Stated task — Your task is to gather the lines below that hold the string "with".

::::::::::

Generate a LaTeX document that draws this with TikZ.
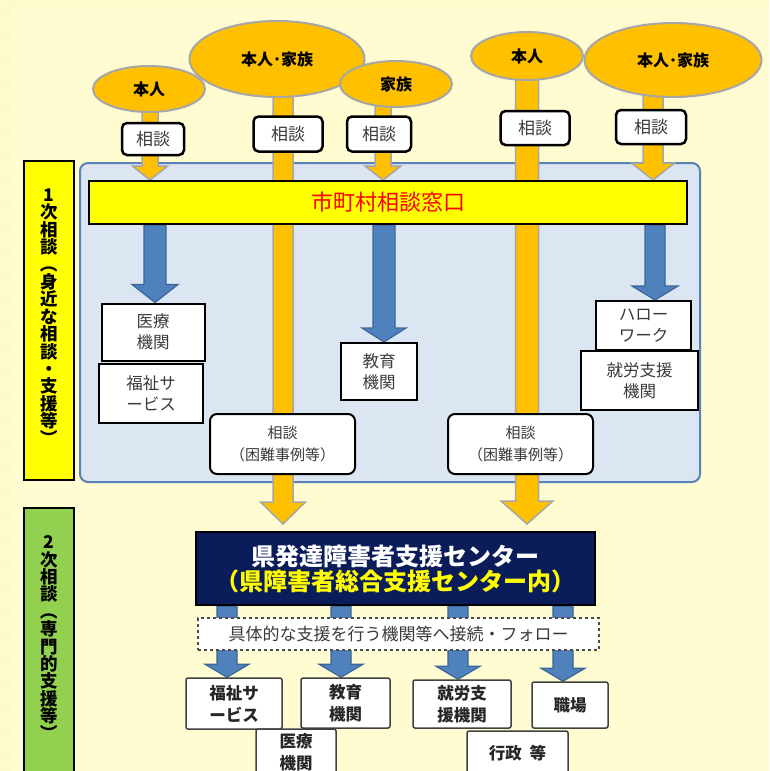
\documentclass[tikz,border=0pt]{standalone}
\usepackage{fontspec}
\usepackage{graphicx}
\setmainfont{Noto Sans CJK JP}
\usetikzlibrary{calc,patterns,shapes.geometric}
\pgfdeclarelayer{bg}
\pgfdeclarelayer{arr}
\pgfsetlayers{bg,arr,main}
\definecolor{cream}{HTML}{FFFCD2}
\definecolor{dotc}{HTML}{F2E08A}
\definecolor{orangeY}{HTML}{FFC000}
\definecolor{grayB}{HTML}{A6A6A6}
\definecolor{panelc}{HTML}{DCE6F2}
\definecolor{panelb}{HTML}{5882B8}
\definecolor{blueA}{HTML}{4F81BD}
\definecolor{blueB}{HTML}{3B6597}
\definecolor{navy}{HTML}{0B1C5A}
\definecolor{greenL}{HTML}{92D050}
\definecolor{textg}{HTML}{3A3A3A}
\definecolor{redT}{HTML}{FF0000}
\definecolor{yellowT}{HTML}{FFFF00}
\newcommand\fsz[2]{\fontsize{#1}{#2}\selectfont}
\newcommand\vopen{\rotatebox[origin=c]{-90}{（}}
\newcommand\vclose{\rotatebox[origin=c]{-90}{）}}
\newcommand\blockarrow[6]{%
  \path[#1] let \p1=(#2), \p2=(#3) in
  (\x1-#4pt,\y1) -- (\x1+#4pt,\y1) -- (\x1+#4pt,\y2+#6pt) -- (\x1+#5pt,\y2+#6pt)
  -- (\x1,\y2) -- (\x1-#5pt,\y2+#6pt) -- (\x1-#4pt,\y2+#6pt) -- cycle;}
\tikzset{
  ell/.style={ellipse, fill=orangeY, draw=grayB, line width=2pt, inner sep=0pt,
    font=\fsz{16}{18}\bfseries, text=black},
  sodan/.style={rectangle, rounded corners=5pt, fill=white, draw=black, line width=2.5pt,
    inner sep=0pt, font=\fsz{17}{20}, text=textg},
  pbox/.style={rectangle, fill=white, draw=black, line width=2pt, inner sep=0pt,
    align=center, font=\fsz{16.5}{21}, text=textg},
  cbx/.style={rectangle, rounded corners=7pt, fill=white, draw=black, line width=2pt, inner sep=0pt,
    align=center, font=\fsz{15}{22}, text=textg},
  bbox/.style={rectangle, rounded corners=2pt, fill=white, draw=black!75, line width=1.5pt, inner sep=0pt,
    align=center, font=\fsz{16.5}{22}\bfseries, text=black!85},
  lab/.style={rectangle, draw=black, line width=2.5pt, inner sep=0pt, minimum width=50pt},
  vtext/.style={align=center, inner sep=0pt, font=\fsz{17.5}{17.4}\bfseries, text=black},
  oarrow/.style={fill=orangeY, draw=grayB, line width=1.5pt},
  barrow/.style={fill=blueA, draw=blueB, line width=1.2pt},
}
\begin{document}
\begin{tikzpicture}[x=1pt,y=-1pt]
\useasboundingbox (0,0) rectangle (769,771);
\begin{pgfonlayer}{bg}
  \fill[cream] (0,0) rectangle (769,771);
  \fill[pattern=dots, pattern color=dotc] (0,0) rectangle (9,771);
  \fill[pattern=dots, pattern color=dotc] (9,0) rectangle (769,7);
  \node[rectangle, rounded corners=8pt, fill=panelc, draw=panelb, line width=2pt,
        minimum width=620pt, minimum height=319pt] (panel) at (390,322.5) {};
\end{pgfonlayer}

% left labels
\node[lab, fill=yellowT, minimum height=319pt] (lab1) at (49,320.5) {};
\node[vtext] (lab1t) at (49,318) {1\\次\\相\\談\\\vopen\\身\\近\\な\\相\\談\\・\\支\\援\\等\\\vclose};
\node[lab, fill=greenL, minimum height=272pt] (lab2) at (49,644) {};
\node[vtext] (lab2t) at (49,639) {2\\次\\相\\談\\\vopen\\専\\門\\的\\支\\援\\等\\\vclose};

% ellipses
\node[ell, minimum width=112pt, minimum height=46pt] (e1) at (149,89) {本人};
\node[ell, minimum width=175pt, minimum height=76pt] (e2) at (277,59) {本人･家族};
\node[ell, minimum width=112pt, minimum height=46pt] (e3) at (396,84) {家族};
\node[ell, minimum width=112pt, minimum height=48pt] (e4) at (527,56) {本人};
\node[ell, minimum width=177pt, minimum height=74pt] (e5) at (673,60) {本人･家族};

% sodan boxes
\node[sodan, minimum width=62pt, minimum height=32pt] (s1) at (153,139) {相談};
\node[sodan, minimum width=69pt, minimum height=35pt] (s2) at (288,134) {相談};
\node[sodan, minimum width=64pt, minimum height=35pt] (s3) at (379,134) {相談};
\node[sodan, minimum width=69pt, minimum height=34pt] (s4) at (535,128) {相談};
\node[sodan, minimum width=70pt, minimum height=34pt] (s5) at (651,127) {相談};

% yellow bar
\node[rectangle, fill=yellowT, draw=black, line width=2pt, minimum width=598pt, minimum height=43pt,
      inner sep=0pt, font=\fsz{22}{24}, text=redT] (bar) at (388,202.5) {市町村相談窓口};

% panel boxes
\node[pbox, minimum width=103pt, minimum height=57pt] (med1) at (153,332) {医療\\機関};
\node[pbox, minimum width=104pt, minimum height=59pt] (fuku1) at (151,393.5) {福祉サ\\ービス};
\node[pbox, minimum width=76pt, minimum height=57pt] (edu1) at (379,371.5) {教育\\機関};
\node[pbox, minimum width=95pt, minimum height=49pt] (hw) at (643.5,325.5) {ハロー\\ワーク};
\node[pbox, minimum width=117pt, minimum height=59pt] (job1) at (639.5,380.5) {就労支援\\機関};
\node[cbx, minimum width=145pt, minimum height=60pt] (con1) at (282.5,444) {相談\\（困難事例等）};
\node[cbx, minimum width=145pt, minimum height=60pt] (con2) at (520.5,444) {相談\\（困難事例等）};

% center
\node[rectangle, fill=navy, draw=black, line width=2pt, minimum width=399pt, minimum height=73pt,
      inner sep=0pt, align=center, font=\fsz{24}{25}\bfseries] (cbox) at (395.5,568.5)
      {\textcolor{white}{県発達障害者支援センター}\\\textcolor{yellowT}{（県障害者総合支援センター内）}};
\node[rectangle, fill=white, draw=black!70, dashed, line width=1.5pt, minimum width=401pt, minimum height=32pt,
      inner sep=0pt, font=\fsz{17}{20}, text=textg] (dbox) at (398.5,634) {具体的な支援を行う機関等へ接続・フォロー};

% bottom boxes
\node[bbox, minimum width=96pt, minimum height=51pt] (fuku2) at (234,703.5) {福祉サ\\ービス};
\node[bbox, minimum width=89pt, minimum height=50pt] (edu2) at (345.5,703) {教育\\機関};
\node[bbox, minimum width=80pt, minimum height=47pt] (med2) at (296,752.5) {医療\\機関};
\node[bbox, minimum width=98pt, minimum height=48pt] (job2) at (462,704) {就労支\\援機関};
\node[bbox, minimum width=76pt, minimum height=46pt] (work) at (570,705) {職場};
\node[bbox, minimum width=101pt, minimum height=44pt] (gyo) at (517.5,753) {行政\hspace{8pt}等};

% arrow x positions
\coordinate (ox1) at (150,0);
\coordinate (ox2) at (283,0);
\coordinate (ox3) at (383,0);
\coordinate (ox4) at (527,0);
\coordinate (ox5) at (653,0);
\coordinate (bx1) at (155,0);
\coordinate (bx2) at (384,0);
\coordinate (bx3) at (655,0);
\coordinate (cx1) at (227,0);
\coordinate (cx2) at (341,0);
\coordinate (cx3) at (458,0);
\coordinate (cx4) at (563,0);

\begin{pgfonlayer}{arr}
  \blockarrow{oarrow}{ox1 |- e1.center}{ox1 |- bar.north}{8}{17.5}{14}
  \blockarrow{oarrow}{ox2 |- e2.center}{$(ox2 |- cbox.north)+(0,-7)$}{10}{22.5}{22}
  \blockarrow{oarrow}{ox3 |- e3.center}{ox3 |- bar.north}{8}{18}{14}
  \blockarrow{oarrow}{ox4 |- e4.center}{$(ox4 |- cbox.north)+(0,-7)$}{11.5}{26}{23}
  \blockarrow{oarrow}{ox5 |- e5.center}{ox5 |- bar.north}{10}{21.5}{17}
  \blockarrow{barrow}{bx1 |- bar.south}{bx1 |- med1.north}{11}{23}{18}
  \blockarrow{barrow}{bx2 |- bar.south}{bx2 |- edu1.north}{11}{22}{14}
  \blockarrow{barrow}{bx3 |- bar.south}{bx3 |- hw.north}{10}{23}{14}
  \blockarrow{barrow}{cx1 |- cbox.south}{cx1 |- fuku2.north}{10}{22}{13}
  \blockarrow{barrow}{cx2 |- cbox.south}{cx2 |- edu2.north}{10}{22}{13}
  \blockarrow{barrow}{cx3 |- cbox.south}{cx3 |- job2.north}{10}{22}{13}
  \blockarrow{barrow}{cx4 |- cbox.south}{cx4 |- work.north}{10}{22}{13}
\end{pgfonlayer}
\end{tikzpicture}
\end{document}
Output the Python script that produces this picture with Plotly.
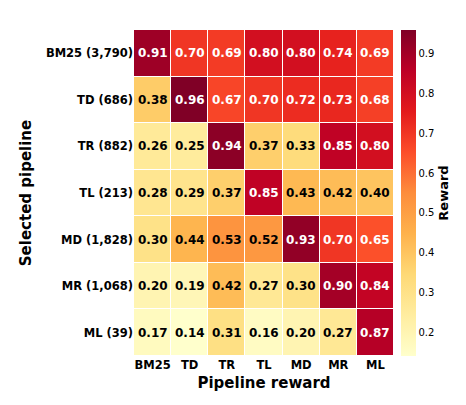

::::::::::

Exercise output —
Generate a LaTeX document that draws this with TikZ.
Output the Python script that produces this picture with Plotly.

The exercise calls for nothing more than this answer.